-- Start --

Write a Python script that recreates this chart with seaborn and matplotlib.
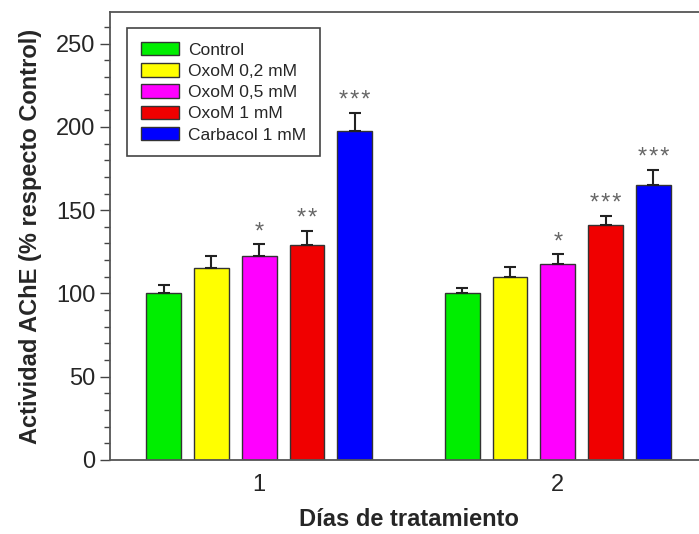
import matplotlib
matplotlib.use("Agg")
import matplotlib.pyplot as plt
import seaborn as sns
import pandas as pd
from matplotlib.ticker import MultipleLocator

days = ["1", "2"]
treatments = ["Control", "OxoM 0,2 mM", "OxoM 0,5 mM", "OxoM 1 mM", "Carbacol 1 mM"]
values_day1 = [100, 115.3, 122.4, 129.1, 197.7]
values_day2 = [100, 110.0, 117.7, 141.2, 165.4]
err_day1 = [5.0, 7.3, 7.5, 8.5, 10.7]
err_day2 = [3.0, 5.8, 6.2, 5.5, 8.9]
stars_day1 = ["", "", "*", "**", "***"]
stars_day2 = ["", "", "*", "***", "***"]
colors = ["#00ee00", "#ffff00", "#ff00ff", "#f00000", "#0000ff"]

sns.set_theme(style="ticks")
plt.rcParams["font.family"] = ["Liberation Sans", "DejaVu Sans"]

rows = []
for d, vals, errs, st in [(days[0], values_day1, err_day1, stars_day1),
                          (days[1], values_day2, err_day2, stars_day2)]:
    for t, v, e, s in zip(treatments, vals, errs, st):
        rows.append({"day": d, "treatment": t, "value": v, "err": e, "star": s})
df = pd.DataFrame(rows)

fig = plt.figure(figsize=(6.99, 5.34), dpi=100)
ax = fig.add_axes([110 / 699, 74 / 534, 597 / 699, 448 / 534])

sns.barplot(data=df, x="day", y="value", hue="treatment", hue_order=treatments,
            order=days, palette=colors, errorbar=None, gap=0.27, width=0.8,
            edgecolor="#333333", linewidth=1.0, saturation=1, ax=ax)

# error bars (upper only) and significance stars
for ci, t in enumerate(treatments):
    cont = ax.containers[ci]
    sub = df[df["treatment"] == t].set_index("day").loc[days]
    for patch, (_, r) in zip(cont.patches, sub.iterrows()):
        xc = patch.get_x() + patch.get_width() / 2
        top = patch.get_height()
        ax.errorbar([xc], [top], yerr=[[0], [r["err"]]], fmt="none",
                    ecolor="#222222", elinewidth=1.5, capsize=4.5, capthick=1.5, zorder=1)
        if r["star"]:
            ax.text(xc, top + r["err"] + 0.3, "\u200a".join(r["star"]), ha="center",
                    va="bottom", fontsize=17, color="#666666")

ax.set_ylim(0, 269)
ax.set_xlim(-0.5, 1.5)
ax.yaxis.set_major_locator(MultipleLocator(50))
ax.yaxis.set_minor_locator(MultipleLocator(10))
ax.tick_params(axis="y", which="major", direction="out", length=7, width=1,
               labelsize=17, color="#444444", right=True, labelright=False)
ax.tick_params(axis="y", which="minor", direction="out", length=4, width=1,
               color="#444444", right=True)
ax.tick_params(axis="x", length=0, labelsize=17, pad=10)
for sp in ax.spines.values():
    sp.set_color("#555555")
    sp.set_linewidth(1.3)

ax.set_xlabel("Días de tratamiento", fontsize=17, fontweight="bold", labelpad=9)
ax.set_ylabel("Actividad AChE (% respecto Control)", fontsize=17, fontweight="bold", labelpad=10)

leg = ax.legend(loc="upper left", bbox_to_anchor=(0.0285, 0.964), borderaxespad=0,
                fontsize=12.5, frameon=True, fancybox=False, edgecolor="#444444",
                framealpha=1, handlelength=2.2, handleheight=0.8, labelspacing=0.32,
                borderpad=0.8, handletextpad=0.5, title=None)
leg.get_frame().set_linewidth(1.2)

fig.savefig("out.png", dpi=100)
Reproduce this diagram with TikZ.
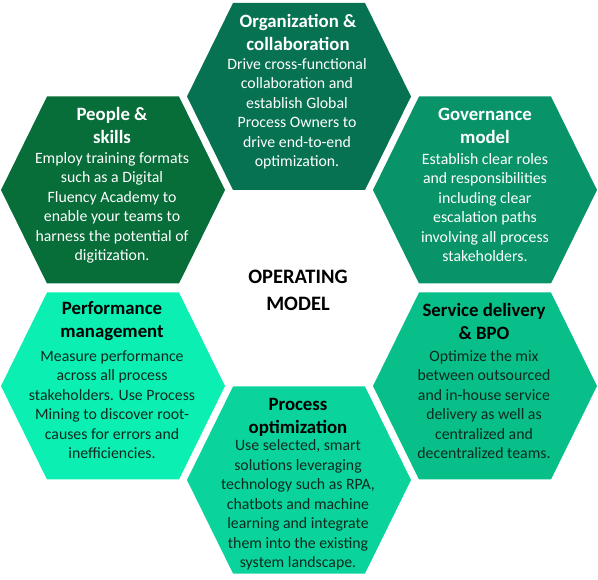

-- End --

**Exercise task**
Exclude every picture and copy the remaining data exactly.

**Result of this exercise**
Write a Python script that recreates this chart with seaborn and matplotlib.
import matplotlib
matplotlib.use("Agg")
import matplotlib.pyplot as plt
import seaborn as sns
import pandas as pd
from matplotlib.ticker import MultipleLocator

days = ["1", "2"]
treatments = ["Control", "OxoM 0,2 mM", "OxoM 0,5 mM", "OxoM 1 mM", "Carbacol 1 mM"]
values_day1 = [100, 115.3, 122.4, 129.1, 197.7]
values_day2 = [100, 110.0, 117.7, 141.2, 165.4]
err_day1 = [5.0, 7.3, 7.5, 8.5, 10.7]
err_day2 = [3.0, 5.8, 6.2, 5.5, 8.9]
stars_day1 = ["", "", "*", "**", "***"]
stars_day2 = ["", "", "*", "***", "***"]
colors = ["#00ee00", "#ffff00", "#ff00ff", "#f00000", "#0000ff"]

sns.set_theme(style="ticks")
plt.rcParams["font.family"] = ["Liberation Sans", "DejaVu Sans"]

rows = []
for d, vals, errs, st in [(days[0], values_day1, err_day1, stars_day1),
                          (days[1], values_day2, err_day2, stars_day2)]:
    for t, v, e, s in zip(treatments, vals, errs, st):
        rows.append({"day": d, "treatment": t, "value": v, "err": e, "star": s})
df = pd.DataFrame(rows)

fig = plt.figure(figsize=(6.99, 5.34), dpi=100)
ax = fig.add_axes([110 / 699, 74 / 534, 597 / 699, 448 / 534])

sns.barplot(data=df, x="day", y="value", hue="treatment", hue_order=treatments,
            order=days, palette=colors, errorbar=None, gap=0.27, width=0.8,
            edgecolor="#333333", linewidth=1.0, saturation=1, ax=ax)

# error bars (upper only) and significance stars
for ci, t in enumerate(treatments):
    cont = ax.containers[ci]
    sub = df[df["treatment"] == t].set_index("day").loc[days]
    for patch, (_, r) in zip(cont.patches, sub.iterrows()):
        xc = patch.get_x() + patch.get_width() / 2
        top = patch.get_height()
        ax.errorbar([xc], [top], yerr=[[0], [r["err"]]], fmt="none",
                    ecolor="#222222", elinewidth=1.5, capsize=4.5, capthick=1.5, zorder=1)
        if r["star"]:
            ax.text(xc, top + r["err"] + 0.3, "\u200a".join(r["star"]), ha="center",
                    va="bottom", fontsize=17, color="#666666")

ax.set_ylim(0, 269)
ax.set_xlim(-0.5, 1.5)
ax.yaxis.set_major_locator(MultipleLocator(50))
ax.yaxis.set_minor_locator(MultipleLocator(10))
ax.tick_params(axis="y", which="major", direction="out", length=7, width=1,
               labelsize=17, color="#444444", right=True, labelright=False)
ax.tick_params(axis="y", which="minor", direction="out", length=4, width=1,
               color="#444444", right=True)
ax.tick_params(axis="x", length=0, labelsize=17, pad=10)
for sp in ax.spines.values():
    sp.set_color("#555555")
    sp.set_linewidth(1.3)

ax.set_xlabel("Días de tratamiento", fontsize=17, fontweight="bold", labelpad=9)
ax.set_ylabel("Actividad AChE (% respecto Control)", fontsize=17, fontweight="bold", labelpad=10)

leg = ax.legend(loc="upper left", bbox_to_anchor=(0.0285, 0.964), borderaxespad=0,
                fontsize=12.5, frameon=True, fancybox=False, edgecolor="#444444",
                framealpha=1, handlelength=2.2, handleheight=0.8, labelspacing=0.32,
                borderpad=0.8, handletextpad=0.5, title=None)
leg.get_frame().set_linewidth(1.2)

fig.savefig("out.png", dpi=100)
Reproduce this diagram with TikZ.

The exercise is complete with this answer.